▶ _Stated goal_: How many of the lines below contain "this"? Answer with that number alone.

▶ _Material to process_:
[start]

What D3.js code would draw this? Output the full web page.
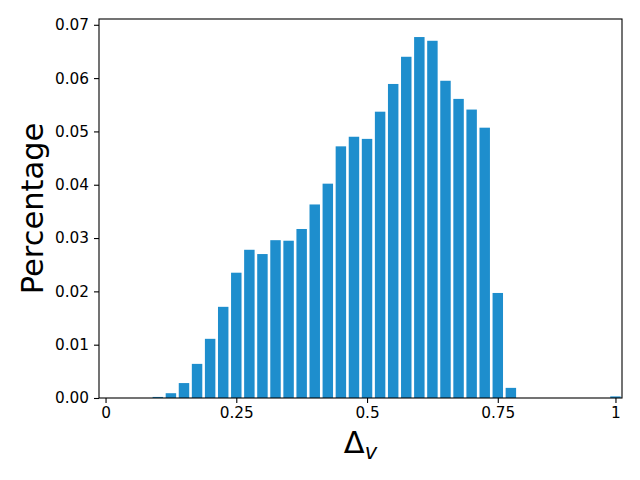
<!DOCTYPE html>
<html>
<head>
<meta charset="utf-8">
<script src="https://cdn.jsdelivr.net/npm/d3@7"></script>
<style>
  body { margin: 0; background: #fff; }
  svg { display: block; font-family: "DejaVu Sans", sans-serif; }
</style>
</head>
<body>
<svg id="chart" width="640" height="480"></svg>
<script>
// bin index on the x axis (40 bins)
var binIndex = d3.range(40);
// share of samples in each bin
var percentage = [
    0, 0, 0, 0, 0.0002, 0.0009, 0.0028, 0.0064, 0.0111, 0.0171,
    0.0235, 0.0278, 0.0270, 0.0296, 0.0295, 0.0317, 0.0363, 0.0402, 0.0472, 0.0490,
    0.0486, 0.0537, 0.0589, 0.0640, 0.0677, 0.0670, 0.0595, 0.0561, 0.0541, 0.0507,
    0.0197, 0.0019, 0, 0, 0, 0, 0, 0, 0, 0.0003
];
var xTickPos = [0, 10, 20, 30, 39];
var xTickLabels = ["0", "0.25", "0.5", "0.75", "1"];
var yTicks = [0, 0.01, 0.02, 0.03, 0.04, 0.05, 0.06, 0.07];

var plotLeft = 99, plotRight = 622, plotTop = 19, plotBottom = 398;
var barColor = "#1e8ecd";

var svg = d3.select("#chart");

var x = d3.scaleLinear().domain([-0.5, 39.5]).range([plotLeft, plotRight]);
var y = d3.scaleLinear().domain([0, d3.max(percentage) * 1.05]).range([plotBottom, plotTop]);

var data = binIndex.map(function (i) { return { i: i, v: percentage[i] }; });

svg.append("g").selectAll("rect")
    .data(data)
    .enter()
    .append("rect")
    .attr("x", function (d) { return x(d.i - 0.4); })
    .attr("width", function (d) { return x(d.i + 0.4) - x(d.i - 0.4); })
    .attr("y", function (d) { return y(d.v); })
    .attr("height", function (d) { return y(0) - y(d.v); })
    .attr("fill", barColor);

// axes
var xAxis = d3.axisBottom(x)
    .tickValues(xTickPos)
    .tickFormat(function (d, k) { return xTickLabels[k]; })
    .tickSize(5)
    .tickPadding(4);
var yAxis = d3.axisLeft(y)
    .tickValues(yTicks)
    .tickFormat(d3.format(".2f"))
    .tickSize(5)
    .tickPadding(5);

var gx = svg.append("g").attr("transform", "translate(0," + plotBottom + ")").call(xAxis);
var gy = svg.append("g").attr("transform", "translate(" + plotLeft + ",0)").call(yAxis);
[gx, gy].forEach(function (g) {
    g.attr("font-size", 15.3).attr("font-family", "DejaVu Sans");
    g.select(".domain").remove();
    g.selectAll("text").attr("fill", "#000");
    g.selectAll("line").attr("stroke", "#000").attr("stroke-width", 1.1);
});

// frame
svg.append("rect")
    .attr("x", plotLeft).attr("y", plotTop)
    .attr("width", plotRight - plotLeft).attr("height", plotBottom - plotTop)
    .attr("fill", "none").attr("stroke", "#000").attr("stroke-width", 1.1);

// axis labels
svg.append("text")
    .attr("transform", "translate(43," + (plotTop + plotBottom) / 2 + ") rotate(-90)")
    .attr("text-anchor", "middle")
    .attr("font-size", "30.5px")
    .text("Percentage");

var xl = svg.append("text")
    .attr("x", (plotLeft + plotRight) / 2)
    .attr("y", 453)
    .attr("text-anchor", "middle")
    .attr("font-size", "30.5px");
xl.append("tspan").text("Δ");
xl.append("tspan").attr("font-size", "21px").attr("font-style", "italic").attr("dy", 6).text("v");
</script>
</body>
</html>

[end]
[start]

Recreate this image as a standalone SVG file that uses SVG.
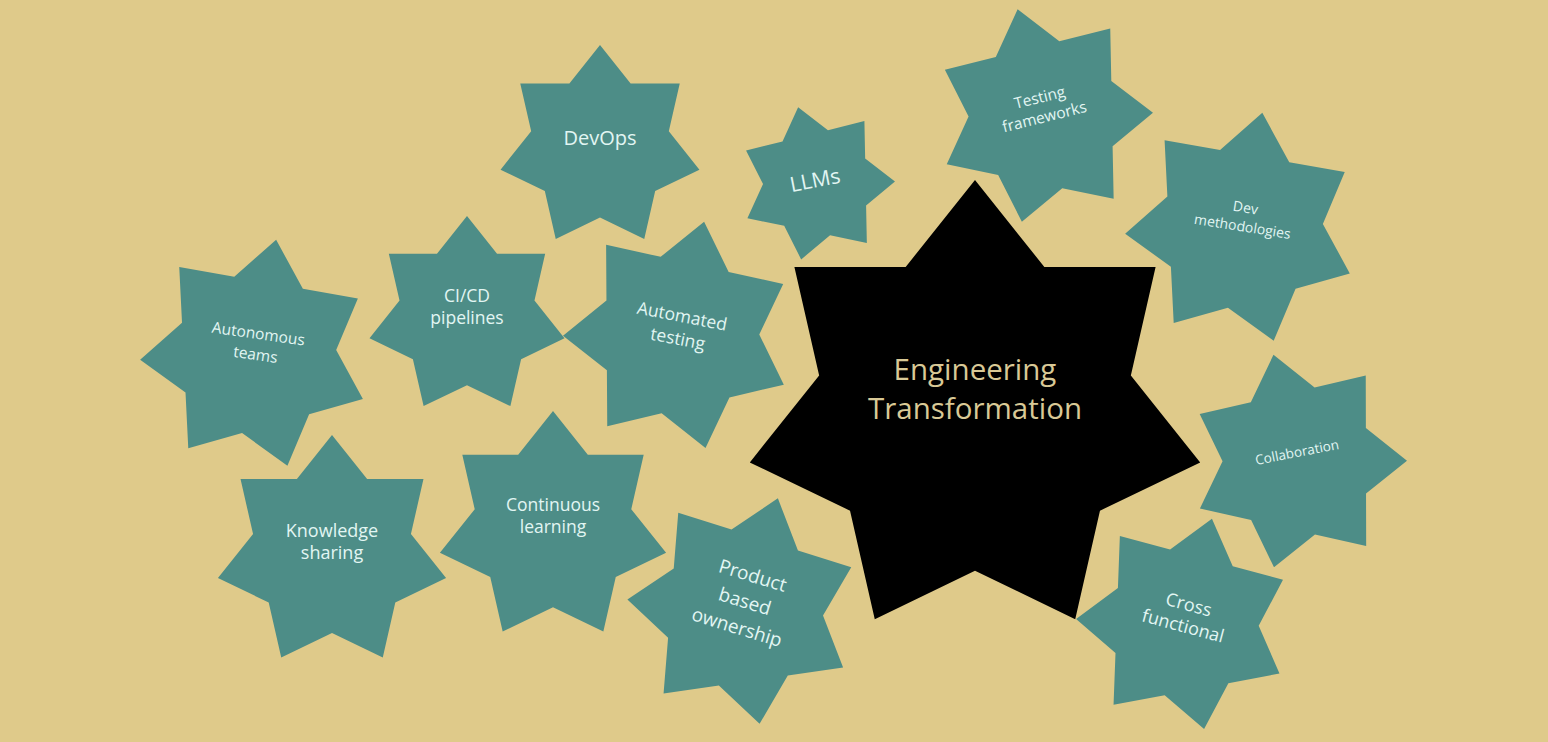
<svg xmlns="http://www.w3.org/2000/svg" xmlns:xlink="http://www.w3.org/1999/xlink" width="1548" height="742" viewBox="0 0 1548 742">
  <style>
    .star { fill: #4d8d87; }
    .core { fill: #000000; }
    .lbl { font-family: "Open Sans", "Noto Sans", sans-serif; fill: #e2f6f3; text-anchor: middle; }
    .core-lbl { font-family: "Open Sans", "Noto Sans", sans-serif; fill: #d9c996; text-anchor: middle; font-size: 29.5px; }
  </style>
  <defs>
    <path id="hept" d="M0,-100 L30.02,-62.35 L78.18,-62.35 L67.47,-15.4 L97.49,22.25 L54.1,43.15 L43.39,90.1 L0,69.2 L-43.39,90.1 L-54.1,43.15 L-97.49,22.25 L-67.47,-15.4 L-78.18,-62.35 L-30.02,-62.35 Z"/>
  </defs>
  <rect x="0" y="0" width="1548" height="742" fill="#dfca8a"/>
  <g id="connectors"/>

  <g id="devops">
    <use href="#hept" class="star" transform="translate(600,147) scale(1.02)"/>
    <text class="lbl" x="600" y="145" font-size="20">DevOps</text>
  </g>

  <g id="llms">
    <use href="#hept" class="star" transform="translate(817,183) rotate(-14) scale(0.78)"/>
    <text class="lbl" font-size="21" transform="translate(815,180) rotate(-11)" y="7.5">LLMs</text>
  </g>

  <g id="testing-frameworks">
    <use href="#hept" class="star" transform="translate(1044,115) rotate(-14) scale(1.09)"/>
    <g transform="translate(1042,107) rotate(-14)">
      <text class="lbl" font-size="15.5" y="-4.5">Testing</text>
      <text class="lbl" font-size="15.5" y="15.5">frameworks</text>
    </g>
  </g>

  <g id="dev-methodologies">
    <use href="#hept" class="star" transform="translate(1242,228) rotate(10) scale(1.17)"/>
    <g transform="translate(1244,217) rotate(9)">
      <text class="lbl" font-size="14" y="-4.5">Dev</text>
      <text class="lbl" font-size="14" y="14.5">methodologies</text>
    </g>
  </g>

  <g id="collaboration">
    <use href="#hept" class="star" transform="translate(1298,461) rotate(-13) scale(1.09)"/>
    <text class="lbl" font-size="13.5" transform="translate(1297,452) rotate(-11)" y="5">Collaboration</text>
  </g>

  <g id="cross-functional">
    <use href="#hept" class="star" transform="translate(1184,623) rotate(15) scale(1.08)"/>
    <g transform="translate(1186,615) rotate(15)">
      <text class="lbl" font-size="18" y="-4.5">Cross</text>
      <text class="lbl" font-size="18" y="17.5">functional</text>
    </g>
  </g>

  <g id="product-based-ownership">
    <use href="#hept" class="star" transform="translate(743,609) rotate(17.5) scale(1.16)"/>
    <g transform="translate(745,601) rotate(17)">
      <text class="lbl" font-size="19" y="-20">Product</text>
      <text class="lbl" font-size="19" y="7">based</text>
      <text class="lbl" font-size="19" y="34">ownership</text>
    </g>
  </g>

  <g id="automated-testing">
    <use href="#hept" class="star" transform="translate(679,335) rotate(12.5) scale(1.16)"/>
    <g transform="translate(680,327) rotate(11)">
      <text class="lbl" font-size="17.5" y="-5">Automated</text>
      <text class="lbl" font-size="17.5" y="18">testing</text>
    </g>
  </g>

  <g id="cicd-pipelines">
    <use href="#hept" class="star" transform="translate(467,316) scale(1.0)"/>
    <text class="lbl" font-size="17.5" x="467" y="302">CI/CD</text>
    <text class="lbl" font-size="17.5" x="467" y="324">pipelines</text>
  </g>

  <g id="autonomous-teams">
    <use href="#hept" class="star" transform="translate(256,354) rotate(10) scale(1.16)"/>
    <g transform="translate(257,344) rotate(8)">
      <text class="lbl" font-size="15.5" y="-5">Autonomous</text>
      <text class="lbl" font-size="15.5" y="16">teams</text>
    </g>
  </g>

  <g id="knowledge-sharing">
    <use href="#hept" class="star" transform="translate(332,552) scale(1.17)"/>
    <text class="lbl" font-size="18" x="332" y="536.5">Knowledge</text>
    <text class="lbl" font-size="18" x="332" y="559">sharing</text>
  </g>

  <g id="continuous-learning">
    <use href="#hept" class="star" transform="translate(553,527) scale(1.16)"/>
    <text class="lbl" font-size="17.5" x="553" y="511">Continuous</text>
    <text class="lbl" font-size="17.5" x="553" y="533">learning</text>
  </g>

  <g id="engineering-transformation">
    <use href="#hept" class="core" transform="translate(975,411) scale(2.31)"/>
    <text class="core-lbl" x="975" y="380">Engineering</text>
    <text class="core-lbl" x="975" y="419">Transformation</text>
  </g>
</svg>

[end]

▶ _Problem solution_: 2